In the days of Bahá’u’lláh, during the worst times in the
Most Great Prison, they would not permit any of the friends either to leave the
Fortress or to come in from the outside. “Skew-Cap” [1] and the Siyyid [2] lived
by the second gate of the city, and watched there at all times, day and night.
Whenever they spied a Bahá’í traveler they would hurry away to the Governor and
tell him that the traveler was bringing in letters and would carry the answers
back. The Governor would then arrest the traveler, seize his papers, jail him,
and drive him out. This became an established custom with
the authorities and went on for a long time—indeed, for nine years until,
little by little, the practice was abandoned.

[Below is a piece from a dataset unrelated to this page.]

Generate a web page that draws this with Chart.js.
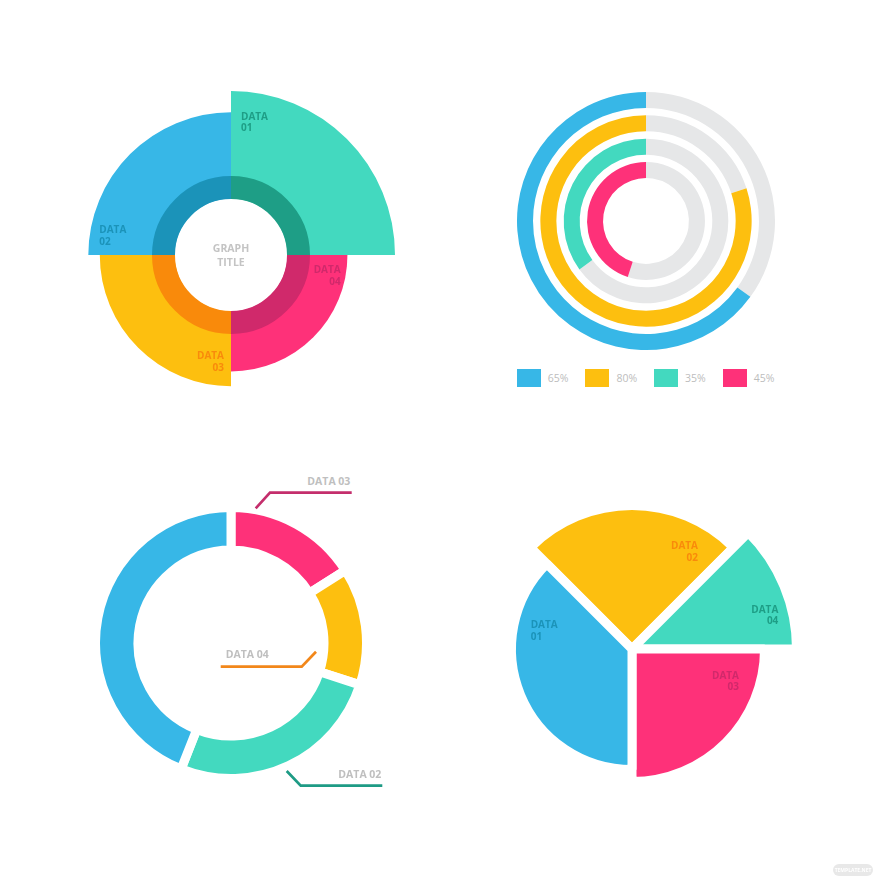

It was at such a period that the Afnán, Hájí Mírzá Muhammad-‘Alí—that
great bough of the Holy Tree [3]—journeyed to Akká, coming from India to Egypt,
and from Egypt to Marseilles. One day I was up on the roof of the caravanserai.
Some of the friends were with me and I was walking up and down. It was sunset.
At that moment, glancing at the distant seashore, I observed that a carriage
was approaching. “Gentlemen,” I said, “I feel that a holy being is in that
carriage.” It was still far away, hardly within sight.
“Let us go to the gate,” I told them. “Although they will
not allow us to pass through, we can stand there till he comes.” I took one or
two people with me and we left.
At the city gate I called to the guard, privately gave him
something and said: “A carriage is coming in and I think it is bringing one of
our friends. When it reaches here, do not hold it up, and do not refer the matter
to the Governor.” He put out a chair for me and I sat down.
By this time the sun had set. They had shut the main gate, too, but the little door was open. The gatekeeper stayed outside, the carriage drew up, the gentleman had arrived. What a radiant face he had! He was nothing but light from head to foot. Just to look at that face made one happy; he was so confident, so assured, so rooted in his faith, and his expression so joyous. He was truly a blessed being. He was a man who made progress day by day, who added, every day, to his certitude and faith, his luminous quality, his ardent love. He made extraordinary progress during the few days that he spent in the Most Great Prison. The point is that when his carriage had come only part of the way from Haifa to Akká, one could already perceive his spirit, his light.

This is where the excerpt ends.